Everything from the first line down to the line containing "angles_deg = list(range(0, 365, 5))" is to be retyped exactly, both ends included, with pictures left out.

---------- MATERIAL

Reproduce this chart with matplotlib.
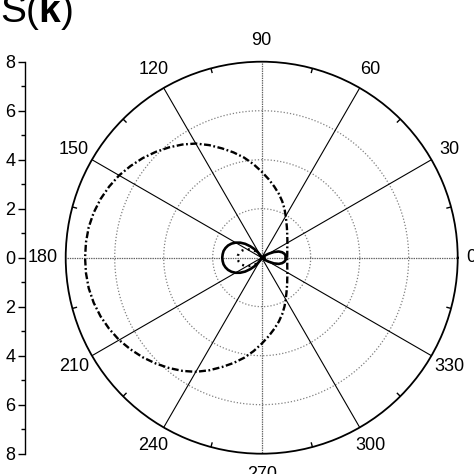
import numpy as np
import matplotlib
matplotlib.use("Agg")
import matplotlib.pyplot as plt

plt.rcParams['font.family'] = ['Liberation Sans', 'DejaVu Sans']
plt.rcParams['mathtext.fontset'] = 'custom'
plt.rcParams['mathtext.rm'] = 'Liberation Sans'
plt.rcParams['mathtext.bf'] = 'Liberation Sans:bold'
plt.rcParams['lines.scale_dashes'] = False

# ---- data ----
angles_deg = list(range(0, 365, 5))

# dash-dot curve (0..180 then 185..360)
r_dashdot = [1.04, 1.045, 1.06, 1.08, 1.11, 1.155, 1.21, 1.28, 1.36, 1.47, 1.60, 1.76, 1.96, 2.20, 2.45, 2.70, 2.95, 3.22,
             3.51, 3.83, 4.15, 4.45, 4.75, 5.07, 5.38, 5.64, 5.88, 6.11, 6.33, 6.53, 6.72, 6.87, 7.00, 7.10, 7.17, 7.20,
             7.21,
             7.20, 7.17, 7.10, 7.00, 6.87, 6.72, 6.53, 6.33, 6.11, 5.88, 5.64, 5.38, 5.07, 4.75, 4.45, 4.15, 3.83,
             3.51, 3.22, 2.95, 2.70, 2.45, 2.20, 1.96, 1.76, 1.60, 1.47, 1.36, 1.28, 1.21, 1.155, 1.11, 1.08, 1.06, 1.045,
             1.04]

# solid figure-eight curve
r_solid = [0.99, 0.98, 0.94, 0.86, 0.74, 0.55, 0.32, 0.15, 0.05, 0.0, 0.0, 0.0, 0.0, 0.0, 0.0, 0.0, 0.0, 0.0,
           0.0, 0.0, 0.0, 0.0, 0.0, 0.03, 0.10, 0.26, 0.45, 0.66, 0.88, 1.07, 1.23, 1.36, 1.46, 1.53, 1.58, 1.60,
           1.61,
           1.60, 1.58, 1.53, 1.46, 1.36, 1.23, 1.07, 0.88, 0.66, 0.45, 0.26, 0.10, 0.03, 0.0, 0.0, 0.0, 0.0,
           0.0, 0.0, 0.0, 0.0, 0.0, 0.0, 0.0, 0.0, 0.0, 0.0, 0.05, 0.15, 0.32, 0.55, 0.74, 0.86, 0.94, 0.98,
           0.99]

# short-dashed small curve
r_dotted = [0.15, 0.14, 0.12, 0.09, 0.05, 0.02, 0.0, 0.0, 0.0, 0.0, 0.0, 0.0, 0.0, 0.0, 0.0, 0.0, 0.0, 0.0,
            0.0, 0.0, 0.0, 0.0, 0.03, 0.07, 0.12, 0.20, 0.30, 0.40, 0.50, 0.59, 0.68, 0.77, 0.85, 0.91, 0.95, 0.975,
            0.98,
            0.975, 0.95, 0.91, 0.85, 0.77, 0.68, 0.59, 0.50, 0.40, 0.30, 0.20, 0.12, 0.07, 0.03, 0.0, 0.0, 0.0,
            0.0, 0.0, 0.0, 0.0, 0.0, 0.0, 0.0, 0.0, 0.0, 0.0, 0.0, 0.0, 0.0, 0.02, 0.05, 0.09, 0.12, 0.14,
            0.15]

spoke_angles = [30, 60, 120, 150, 210, 240, 300, 330]
axis_angles = [0, 90, 180, 270]
label_angles = [0, 30, 60, 90, 120, 150, 180, 210, 240, 270, 300, 330]
ring_radii = [2, 4, 6]
r_max = 8
radial_ticks = [-8, -6, -4, -2, 0, 2, 4, 6, 8]

# ---- figure ----
W = 474
fig = plt.figure(figsize=(W / 100, W / 100), dpi=100)

cx, cy, R = 261.7, 257.7, 196.0
ax = fig.add_axes([(cx - R) / W, (W - cy - R) / W, 2 * R / W, 2 * R / W], projection='polar')
ax.set_ylim(0, r_max)
ax.set_xticks([])
ax.set_yticks([])
ax.grid(False)
ax.spines['polar'].set_linewidth(1.3)
ax.spines['polar'].set_color('black')

th_full = np.linspace(0, 2 * np.pi, 721)
for rr in ring_radii:
    ax.plot(th_full, np.full_like(th_full, rr), color='#808080', lw=0.9,
            dashes=(0.9, 1.4), zorder=1)

for a in spoke_angles:
    t = np.deg2rad(a)
    ax.plot([t, t], [0, r_max], color='black', lw=0.8, zorder=1)
for a in axis_angles:
    t = np.deg2rad(a)
    ax.plot([t, t], [0, r_max], color='#606060', lw=0.9, dashes=(1.0, 0.7), zorder=1)

# small inward ticks at 15 deg offsets on outer circle
for a in range(15, 360, 30):
    t = np.deg2rad(a)
    ax.plot([t, t], [r_max - 0.17, r_max], color='black', lw=1.0, zorder=2)

th = np.deg2rad(angles_deg)
ax.plot(th, r_dashdot, color='black', lw=1.7, dashes=(5.0, 1.8, 1.3, 1.8), zorder=3)
ax.plot(th, r_solid, color='black', lw=1.9, zorder=3)
ax.plot(th, r_dotted, color='black', lw=1.7, dashes=(1.4, 3.2), zorder=3)

for a in label_angles:
    t = np.deg2rad(a)
    if a == 0:
        ax.text(t, 8.33, str(a), ha='left', va='center', fontsize=13, clip_on=False)
    elif a == 180:
        ax.text(t, 8.33, str(a), ha='right', va='center', fontsize=13, clip_on=False)
    else:
        ax.text(t, 8.85, str(a), ha='center', va='center', fontsize=13, clip_on=False)

# left radial scale
ax2 = fig.add_axes([25 / W, (W - cy - R) / W, 0.0005, 2 * R / W])
ax2.set_ylim(-r_max, r_max)
ax2.set_xticks([])
ax2.set_yticks(radial_ticks)
ax2.set_yticklabels([str(abs(v)) for v in radial_ticks])
ax2.set_yticks(np.arange(-r_max, r_max + 1, 1), minor=True)
for s in ['top', 'right', 'bottom']:
    ax2.spines[s].set_visible(False)
ax2.spines['left'].set_linewidth(1.0)
ax2.tick_params(axis='y', which='major', length=5, width=1.0, labelsize=13, pad=2)
ax2.tick_params(axis='y', which='minor', length=3, width=1.0)
ax2.patch.set_visible(False)

fig.text(0.001, 1 - 22 / W, r'$\mathrm{S(}\mathbf{k}\mathrm{)}$', fontsize=28,
         ha='left', va='baseline')

fig.savefig('out.png', dpi=100)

--------------------

■ **CORRECT OUTPUT**
Reproduce this chart with matplotlib.
import numpy as np
import matplotlib
matplotlib.use("Agg")
import matplotlib.pyplot as plt

plt.rcParams['font.family'] = ['Liberation Sans', 'DejaVu Sans']
plt.rcParams['mathtext.fontset'] = 'custom'
plt.rcParams['mathtext.rm'] = 'Liberation Sans'
plt.rcParams['mathtext.bf'] = 'Liberation Sans:bold'
plt.rcParams['lines.scale_dashes'] = False

# ---- data ----
angles_deg = list(range(0, 365, 5))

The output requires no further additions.